**JOB:**
Pull every line holding the string "with" from the records below.

**EXERCISE MATERIAL:**
________________

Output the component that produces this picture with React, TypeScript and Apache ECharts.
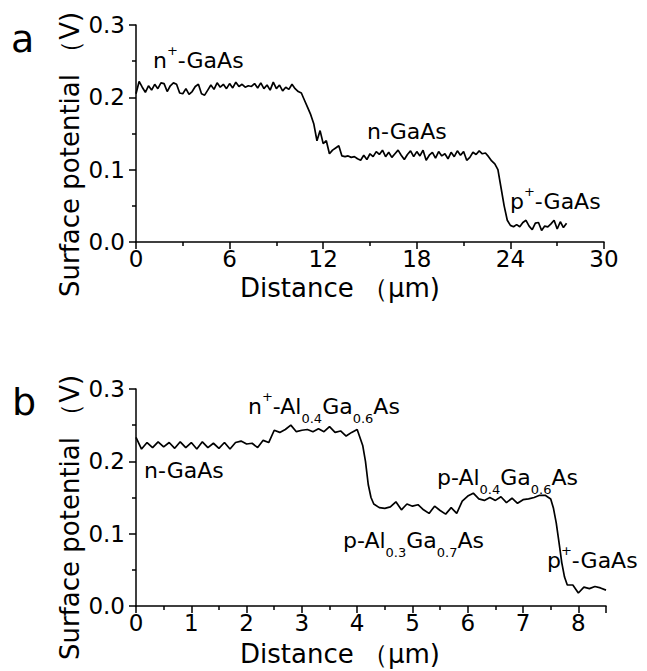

________________

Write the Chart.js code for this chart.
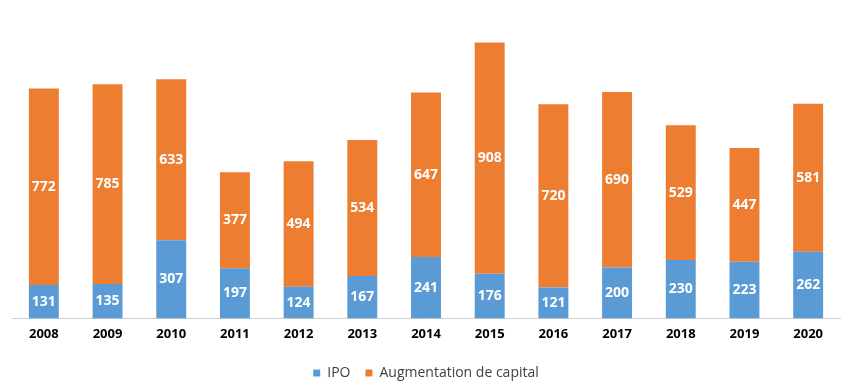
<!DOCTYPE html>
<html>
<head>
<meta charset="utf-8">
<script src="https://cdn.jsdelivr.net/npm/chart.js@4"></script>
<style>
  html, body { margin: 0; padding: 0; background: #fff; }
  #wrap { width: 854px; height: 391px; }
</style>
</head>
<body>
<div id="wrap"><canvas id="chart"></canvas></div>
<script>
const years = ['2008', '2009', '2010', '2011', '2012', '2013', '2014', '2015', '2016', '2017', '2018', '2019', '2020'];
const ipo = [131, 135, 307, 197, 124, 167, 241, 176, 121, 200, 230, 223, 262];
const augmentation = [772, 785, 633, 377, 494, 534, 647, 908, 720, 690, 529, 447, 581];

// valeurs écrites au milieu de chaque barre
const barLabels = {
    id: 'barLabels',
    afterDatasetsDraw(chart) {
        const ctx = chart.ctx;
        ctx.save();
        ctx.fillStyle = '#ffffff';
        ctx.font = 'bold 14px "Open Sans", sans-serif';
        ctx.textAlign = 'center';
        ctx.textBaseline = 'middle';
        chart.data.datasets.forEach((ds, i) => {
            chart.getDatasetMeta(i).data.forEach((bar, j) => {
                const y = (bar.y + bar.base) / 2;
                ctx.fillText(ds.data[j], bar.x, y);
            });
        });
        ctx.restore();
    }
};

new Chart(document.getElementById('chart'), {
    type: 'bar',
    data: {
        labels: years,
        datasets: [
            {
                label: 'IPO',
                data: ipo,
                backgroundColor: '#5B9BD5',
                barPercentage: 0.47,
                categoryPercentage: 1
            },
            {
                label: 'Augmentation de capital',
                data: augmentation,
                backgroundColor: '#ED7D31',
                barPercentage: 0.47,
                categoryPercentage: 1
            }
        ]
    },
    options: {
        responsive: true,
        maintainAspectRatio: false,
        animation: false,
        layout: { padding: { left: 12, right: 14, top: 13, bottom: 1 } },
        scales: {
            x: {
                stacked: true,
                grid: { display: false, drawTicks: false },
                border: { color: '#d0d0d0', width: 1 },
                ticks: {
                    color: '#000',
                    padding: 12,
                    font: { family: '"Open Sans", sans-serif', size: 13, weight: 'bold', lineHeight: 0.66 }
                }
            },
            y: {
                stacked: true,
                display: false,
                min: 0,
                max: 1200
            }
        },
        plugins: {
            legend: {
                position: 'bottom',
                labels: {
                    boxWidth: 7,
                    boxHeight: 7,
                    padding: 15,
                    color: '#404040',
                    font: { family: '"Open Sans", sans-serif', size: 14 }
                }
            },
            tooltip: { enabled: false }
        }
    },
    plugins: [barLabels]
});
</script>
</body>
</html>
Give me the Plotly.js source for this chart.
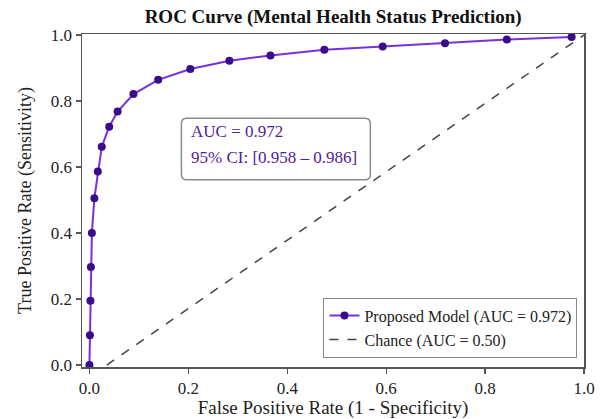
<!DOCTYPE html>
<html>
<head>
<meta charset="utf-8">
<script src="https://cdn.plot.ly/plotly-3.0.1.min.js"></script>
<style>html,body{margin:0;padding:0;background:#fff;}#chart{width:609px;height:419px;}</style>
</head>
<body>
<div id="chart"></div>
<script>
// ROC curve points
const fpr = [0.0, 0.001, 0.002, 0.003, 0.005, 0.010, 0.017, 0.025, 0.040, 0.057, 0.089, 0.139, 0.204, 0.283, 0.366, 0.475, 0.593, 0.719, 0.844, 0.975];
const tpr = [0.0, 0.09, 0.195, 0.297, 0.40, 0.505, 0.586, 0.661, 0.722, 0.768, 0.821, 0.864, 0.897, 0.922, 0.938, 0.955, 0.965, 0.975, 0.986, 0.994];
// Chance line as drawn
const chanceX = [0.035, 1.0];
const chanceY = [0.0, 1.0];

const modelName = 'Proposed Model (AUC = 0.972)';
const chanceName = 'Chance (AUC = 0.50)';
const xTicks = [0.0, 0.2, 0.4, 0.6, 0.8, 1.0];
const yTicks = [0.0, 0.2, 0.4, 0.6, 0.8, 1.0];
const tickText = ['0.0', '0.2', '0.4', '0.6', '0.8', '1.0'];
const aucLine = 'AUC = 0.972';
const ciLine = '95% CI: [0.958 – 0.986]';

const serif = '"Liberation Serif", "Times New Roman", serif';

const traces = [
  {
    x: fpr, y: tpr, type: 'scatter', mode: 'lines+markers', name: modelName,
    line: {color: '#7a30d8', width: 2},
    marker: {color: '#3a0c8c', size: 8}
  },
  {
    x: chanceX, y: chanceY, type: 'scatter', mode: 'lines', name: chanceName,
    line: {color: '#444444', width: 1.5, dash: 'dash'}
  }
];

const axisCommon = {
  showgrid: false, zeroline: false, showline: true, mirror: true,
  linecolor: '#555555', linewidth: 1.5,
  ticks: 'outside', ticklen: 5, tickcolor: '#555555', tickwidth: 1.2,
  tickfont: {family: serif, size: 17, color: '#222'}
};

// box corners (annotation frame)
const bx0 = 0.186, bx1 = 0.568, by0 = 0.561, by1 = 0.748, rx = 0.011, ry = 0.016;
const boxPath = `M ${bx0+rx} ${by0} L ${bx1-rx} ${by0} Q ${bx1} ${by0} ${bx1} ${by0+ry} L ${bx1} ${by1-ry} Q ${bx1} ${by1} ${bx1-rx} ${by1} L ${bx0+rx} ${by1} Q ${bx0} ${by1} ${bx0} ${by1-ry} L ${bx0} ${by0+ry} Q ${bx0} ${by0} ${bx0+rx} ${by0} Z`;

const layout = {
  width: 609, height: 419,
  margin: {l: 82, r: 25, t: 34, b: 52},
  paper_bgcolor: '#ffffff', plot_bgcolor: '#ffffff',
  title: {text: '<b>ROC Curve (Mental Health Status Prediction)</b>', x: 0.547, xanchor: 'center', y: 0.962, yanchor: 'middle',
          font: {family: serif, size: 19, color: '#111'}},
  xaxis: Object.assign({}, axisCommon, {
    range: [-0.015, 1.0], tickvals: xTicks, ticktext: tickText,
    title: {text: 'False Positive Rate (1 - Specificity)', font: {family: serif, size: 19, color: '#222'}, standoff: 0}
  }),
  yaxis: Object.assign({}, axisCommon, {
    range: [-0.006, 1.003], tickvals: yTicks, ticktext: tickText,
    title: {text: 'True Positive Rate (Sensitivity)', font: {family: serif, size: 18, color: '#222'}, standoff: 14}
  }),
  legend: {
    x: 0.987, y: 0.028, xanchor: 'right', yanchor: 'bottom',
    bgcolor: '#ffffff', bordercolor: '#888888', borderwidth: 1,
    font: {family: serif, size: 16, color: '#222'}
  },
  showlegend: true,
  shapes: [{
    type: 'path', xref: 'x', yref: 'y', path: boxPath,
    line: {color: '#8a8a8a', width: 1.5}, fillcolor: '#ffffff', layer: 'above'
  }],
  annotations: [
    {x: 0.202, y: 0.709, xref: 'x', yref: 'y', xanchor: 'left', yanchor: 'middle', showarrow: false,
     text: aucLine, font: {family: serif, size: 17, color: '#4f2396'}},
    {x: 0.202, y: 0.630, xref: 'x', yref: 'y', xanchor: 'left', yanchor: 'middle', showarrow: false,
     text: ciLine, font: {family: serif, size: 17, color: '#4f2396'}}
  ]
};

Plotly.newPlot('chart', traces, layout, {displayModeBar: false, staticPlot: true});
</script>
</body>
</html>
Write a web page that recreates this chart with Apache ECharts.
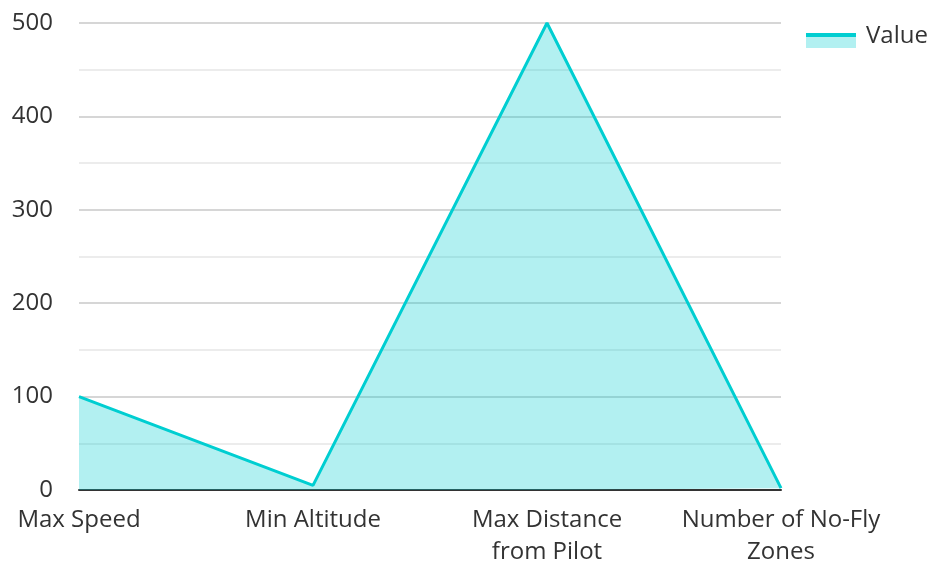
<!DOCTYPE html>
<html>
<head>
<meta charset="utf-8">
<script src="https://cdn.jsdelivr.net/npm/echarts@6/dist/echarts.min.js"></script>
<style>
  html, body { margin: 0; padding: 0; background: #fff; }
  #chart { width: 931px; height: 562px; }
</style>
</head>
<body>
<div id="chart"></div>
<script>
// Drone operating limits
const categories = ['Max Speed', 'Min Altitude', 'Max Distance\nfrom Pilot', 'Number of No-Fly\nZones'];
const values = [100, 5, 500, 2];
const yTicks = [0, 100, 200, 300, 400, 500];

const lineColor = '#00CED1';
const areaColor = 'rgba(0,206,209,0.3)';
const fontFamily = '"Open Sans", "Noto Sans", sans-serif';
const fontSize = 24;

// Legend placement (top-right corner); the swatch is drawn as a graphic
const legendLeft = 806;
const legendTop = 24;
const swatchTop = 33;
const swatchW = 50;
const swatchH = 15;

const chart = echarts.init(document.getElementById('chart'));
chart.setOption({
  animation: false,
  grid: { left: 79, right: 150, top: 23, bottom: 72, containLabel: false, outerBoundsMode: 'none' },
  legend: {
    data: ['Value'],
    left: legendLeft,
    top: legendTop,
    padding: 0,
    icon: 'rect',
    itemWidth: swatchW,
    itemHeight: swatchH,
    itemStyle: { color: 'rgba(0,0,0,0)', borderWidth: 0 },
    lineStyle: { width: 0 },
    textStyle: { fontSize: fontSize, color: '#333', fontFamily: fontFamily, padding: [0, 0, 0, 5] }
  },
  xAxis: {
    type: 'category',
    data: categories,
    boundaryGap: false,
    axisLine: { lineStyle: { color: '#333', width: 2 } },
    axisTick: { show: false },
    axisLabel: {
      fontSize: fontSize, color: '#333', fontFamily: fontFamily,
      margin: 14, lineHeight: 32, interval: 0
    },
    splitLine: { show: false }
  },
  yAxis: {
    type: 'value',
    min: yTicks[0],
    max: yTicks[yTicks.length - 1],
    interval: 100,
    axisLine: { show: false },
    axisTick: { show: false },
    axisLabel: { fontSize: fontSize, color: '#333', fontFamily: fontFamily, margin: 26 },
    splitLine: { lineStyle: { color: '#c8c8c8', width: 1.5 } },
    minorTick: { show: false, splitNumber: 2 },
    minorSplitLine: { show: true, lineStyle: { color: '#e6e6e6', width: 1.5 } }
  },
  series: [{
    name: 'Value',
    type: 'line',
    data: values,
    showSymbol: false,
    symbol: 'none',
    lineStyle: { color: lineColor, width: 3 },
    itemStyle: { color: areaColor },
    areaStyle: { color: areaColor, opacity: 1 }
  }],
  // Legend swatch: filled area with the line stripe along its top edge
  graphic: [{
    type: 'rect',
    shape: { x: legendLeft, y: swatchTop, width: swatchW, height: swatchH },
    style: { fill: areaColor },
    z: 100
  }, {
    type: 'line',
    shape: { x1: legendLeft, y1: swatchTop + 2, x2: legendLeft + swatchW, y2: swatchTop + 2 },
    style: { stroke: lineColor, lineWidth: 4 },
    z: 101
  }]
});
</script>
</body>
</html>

________________

**RESPONSE TO THE TASK:**
Output the component that produces this picture with React, TypeScript and Apache ECharts.
Write a web page that recreates this chart with Apache ECharts.
  // Legend swatch: filled area with the line stripe along its top edge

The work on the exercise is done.